Begin with the line that contains "What React, TypeScript" and continue down through the line that contains "Chart.register(...registerables);"; reproduce those lines exactly and only those.

Figure scripts:
+++

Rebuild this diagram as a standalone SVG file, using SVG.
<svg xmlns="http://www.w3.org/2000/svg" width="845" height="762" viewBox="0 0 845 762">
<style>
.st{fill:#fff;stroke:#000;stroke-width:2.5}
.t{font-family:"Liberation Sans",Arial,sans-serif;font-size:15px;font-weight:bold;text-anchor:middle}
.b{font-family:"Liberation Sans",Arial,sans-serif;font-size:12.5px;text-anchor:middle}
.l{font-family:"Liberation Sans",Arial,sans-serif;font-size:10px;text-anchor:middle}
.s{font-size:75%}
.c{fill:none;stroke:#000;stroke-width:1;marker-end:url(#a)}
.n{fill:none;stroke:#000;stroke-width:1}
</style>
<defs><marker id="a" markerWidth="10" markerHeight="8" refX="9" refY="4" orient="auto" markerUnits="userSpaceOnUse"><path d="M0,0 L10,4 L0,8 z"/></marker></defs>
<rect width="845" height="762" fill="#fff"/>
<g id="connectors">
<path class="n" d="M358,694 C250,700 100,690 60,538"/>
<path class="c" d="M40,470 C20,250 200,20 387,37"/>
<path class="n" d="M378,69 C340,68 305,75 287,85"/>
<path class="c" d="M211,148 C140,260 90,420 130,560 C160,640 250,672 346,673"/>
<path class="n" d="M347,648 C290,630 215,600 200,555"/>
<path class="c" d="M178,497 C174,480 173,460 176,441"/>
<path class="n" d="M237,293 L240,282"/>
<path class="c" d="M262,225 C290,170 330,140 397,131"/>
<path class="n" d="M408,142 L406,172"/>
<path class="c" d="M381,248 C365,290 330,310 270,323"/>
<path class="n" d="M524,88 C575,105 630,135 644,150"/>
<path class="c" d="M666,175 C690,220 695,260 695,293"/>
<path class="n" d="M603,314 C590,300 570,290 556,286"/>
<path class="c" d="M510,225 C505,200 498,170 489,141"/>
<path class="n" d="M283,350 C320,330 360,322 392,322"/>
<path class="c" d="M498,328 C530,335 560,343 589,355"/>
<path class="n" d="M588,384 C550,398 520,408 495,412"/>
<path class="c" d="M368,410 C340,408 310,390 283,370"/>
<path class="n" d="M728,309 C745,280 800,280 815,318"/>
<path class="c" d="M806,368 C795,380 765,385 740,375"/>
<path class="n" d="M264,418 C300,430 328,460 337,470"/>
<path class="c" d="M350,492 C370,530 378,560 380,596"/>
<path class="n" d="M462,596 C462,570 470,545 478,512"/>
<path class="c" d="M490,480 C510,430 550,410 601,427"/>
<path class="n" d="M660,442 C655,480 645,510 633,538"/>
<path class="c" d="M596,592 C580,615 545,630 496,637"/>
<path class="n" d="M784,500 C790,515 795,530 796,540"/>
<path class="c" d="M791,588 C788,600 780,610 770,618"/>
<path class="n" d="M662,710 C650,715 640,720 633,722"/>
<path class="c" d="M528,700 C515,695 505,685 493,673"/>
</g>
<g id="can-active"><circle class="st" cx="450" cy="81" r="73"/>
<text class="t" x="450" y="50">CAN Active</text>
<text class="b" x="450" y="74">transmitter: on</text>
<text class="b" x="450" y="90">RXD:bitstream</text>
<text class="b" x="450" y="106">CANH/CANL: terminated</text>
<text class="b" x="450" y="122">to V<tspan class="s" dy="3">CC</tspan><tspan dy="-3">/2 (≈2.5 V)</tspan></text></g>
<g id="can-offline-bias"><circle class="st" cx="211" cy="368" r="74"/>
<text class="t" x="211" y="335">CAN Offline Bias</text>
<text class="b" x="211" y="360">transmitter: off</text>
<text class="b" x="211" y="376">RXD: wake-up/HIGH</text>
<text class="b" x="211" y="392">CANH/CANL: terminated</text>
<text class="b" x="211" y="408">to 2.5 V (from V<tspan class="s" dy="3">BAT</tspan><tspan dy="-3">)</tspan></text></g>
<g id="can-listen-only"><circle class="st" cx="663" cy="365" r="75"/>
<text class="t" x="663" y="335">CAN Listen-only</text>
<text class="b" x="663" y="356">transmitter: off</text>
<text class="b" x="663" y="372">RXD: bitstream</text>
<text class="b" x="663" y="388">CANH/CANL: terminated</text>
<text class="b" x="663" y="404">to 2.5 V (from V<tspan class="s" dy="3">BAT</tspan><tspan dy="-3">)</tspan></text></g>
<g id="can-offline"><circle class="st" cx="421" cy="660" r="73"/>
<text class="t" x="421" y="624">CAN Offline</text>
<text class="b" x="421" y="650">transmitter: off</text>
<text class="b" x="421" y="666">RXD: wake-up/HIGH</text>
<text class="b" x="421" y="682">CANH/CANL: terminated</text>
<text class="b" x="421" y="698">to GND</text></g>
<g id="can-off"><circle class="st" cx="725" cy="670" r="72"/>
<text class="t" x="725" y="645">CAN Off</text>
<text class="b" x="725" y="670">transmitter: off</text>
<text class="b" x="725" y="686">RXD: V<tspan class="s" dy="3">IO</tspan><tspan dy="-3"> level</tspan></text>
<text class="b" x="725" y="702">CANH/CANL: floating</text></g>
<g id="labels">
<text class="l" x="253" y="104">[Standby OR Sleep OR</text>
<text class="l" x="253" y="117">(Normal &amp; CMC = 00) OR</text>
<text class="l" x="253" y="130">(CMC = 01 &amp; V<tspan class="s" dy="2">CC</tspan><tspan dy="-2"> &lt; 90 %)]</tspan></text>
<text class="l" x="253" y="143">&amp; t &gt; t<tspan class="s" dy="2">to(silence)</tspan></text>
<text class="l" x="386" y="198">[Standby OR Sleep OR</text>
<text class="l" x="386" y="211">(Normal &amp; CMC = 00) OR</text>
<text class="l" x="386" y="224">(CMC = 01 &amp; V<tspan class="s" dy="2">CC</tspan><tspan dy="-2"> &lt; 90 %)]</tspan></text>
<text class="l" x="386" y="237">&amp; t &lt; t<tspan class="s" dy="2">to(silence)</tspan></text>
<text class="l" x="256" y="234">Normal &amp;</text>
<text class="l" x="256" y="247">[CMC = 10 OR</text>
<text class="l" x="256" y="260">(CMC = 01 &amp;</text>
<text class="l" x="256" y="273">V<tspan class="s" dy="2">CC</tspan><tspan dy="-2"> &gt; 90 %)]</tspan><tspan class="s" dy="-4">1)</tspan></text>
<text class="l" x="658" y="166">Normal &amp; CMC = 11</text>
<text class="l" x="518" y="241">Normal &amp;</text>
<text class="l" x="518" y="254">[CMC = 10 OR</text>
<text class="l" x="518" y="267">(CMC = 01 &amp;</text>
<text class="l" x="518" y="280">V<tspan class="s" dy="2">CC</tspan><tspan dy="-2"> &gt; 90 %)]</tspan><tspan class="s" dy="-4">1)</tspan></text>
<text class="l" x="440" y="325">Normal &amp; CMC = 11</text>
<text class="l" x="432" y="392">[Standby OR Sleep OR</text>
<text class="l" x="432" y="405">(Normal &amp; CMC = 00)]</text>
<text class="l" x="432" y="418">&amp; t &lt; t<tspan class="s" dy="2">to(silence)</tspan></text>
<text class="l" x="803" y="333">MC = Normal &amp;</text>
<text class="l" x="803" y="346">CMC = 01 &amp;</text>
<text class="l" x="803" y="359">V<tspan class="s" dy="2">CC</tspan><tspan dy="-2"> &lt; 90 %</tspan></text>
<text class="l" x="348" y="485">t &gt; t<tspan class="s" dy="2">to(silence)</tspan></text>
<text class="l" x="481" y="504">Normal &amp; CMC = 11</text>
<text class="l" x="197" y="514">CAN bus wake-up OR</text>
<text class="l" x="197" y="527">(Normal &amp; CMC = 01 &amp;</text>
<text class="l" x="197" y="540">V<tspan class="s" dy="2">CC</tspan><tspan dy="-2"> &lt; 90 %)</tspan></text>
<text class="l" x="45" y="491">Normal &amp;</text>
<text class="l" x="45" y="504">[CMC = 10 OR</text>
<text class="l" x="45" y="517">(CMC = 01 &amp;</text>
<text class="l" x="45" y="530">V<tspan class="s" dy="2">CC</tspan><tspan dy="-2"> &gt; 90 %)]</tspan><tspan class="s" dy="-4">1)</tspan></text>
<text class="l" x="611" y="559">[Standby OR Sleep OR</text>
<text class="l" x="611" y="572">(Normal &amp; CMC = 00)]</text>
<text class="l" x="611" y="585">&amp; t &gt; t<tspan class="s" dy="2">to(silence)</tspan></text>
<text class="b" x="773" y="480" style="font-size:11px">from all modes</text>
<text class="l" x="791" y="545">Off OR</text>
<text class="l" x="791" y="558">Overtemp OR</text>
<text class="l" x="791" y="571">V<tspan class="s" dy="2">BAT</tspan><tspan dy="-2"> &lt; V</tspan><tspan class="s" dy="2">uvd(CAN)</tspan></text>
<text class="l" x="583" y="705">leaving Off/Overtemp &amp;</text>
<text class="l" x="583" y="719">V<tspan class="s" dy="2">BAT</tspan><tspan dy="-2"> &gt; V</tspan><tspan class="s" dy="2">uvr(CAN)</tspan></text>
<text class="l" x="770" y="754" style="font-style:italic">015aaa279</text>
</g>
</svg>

+++

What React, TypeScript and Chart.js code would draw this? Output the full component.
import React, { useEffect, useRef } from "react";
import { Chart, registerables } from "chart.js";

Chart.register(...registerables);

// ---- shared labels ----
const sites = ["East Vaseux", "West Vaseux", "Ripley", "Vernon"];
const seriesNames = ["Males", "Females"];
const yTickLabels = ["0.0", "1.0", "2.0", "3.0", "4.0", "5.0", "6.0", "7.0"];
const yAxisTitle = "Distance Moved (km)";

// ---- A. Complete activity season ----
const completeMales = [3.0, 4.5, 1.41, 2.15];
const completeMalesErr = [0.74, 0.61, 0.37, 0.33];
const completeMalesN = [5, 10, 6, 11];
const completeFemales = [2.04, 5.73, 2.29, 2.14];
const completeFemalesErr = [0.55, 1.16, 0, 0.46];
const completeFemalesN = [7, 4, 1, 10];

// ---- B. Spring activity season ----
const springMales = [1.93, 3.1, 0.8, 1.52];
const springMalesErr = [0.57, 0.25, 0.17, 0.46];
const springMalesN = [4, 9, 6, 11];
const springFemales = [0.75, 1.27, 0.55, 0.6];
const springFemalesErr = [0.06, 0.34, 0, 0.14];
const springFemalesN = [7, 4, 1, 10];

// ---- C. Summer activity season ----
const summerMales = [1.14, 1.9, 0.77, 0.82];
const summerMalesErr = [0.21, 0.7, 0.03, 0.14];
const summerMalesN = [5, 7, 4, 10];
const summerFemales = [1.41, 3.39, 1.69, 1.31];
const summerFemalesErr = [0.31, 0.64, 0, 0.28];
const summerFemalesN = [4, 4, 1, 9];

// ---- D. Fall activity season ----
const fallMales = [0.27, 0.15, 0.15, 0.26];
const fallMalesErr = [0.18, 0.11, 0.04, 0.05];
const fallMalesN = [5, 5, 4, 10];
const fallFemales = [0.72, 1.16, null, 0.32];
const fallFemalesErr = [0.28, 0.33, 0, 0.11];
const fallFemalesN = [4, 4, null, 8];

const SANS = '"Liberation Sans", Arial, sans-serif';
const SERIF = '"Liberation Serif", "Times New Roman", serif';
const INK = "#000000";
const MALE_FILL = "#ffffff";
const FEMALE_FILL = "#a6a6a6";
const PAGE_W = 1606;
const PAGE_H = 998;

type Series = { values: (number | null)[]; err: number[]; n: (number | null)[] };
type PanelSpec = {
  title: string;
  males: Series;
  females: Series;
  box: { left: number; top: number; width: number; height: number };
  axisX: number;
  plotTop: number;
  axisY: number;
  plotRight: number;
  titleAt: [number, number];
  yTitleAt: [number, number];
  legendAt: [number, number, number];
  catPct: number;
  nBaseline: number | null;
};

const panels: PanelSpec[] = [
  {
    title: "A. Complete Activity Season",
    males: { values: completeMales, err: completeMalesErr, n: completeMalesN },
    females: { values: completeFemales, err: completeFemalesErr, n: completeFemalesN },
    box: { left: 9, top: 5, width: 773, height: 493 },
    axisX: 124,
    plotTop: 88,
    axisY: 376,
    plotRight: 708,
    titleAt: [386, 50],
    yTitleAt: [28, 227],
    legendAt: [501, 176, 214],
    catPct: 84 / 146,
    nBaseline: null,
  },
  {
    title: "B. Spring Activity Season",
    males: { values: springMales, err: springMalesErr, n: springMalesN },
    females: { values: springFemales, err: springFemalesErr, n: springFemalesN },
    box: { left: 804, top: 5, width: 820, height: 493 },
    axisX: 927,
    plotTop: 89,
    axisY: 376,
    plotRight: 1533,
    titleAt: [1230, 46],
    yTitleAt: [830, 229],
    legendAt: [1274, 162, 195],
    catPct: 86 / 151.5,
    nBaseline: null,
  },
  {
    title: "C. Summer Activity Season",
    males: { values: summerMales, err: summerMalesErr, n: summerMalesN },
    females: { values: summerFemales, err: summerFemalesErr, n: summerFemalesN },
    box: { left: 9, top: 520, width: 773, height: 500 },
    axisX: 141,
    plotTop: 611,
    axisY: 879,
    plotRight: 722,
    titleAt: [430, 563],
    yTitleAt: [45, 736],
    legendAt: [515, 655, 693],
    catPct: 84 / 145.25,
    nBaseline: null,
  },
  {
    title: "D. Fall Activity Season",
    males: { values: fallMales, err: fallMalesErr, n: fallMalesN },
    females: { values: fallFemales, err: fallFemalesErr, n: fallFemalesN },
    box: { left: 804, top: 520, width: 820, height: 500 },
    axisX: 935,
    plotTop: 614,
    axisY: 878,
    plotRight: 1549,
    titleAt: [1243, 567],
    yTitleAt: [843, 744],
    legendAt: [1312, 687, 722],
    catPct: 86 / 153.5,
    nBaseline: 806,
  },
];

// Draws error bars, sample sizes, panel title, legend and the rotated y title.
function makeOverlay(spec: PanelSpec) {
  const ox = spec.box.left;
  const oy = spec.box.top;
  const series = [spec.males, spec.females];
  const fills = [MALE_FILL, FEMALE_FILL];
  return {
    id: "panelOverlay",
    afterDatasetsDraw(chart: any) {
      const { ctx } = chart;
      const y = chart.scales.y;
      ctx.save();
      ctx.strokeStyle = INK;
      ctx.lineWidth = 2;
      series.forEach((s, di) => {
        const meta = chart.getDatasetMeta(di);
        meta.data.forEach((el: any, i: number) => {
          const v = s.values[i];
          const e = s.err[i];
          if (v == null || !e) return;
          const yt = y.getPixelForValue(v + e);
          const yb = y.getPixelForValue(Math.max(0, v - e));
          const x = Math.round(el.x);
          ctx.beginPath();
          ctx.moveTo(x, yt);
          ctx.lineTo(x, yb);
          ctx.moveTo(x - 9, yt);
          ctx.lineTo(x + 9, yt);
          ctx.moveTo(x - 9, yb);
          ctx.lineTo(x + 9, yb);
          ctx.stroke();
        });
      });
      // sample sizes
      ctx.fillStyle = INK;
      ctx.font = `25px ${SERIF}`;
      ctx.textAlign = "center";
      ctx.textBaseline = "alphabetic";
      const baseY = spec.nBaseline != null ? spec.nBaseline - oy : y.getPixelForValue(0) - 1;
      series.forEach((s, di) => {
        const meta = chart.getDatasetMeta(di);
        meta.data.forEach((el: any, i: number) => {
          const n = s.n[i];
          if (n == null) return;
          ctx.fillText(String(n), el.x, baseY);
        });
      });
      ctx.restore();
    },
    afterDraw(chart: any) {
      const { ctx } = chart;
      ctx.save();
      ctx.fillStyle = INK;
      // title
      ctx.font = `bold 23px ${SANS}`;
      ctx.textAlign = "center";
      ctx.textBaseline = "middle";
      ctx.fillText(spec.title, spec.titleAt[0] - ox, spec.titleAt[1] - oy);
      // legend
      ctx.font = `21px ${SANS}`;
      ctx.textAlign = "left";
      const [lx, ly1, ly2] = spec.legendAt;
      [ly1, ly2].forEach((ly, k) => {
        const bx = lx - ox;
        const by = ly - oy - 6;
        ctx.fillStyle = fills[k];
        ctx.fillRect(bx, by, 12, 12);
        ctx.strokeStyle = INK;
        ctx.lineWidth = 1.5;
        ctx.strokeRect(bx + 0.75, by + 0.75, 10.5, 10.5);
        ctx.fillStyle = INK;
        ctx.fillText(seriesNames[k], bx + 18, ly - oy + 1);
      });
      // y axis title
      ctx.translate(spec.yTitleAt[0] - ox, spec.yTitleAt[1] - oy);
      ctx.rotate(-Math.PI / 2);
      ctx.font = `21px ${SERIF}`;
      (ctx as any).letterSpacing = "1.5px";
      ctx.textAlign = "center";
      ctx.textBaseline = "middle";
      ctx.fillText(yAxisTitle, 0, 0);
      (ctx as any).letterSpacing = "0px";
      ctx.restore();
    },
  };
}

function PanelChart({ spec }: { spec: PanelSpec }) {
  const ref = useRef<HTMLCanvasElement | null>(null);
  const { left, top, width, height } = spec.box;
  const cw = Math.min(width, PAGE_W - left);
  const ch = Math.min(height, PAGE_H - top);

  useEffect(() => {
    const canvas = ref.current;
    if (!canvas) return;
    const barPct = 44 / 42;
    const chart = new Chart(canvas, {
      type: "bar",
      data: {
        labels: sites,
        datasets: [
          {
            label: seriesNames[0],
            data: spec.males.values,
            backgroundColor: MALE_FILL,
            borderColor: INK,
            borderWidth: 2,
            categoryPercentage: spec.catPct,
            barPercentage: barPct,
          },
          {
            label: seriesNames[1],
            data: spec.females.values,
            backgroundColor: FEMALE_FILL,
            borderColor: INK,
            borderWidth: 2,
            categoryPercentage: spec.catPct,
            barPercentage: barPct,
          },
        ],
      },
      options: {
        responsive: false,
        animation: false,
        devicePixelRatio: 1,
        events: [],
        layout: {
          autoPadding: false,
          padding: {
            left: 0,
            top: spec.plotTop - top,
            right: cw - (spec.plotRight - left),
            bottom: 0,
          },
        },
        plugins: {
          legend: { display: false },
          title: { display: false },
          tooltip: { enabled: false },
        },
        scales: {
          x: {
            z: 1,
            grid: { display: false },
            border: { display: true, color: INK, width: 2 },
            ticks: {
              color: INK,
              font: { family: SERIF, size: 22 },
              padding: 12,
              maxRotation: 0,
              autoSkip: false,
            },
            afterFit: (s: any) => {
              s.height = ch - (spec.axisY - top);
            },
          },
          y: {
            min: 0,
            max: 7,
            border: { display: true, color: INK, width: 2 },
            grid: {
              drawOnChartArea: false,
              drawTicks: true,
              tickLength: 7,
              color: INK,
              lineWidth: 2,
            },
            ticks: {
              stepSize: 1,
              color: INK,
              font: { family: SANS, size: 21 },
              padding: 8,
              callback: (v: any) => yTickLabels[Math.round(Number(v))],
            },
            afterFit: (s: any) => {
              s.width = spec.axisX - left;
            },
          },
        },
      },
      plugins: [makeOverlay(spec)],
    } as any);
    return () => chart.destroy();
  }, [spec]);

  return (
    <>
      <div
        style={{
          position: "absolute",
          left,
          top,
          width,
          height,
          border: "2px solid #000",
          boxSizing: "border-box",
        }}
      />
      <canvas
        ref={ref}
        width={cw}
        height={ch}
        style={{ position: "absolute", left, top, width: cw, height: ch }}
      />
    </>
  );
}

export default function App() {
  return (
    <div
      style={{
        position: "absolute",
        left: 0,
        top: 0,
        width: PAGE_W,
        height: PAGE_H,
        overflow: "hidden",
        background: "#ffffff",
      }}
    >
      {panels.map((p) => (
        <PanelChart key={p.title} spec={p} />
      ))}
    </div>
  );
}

+++

→ SOLUTION TO THE EXERCISE:
What React, TypeScript and Chart.js code would draw this? Output the full component.
import React, { useEffect, useRef } from "react";
import { Chart, registerables } from "chart.js";

Chart.register(...registerables);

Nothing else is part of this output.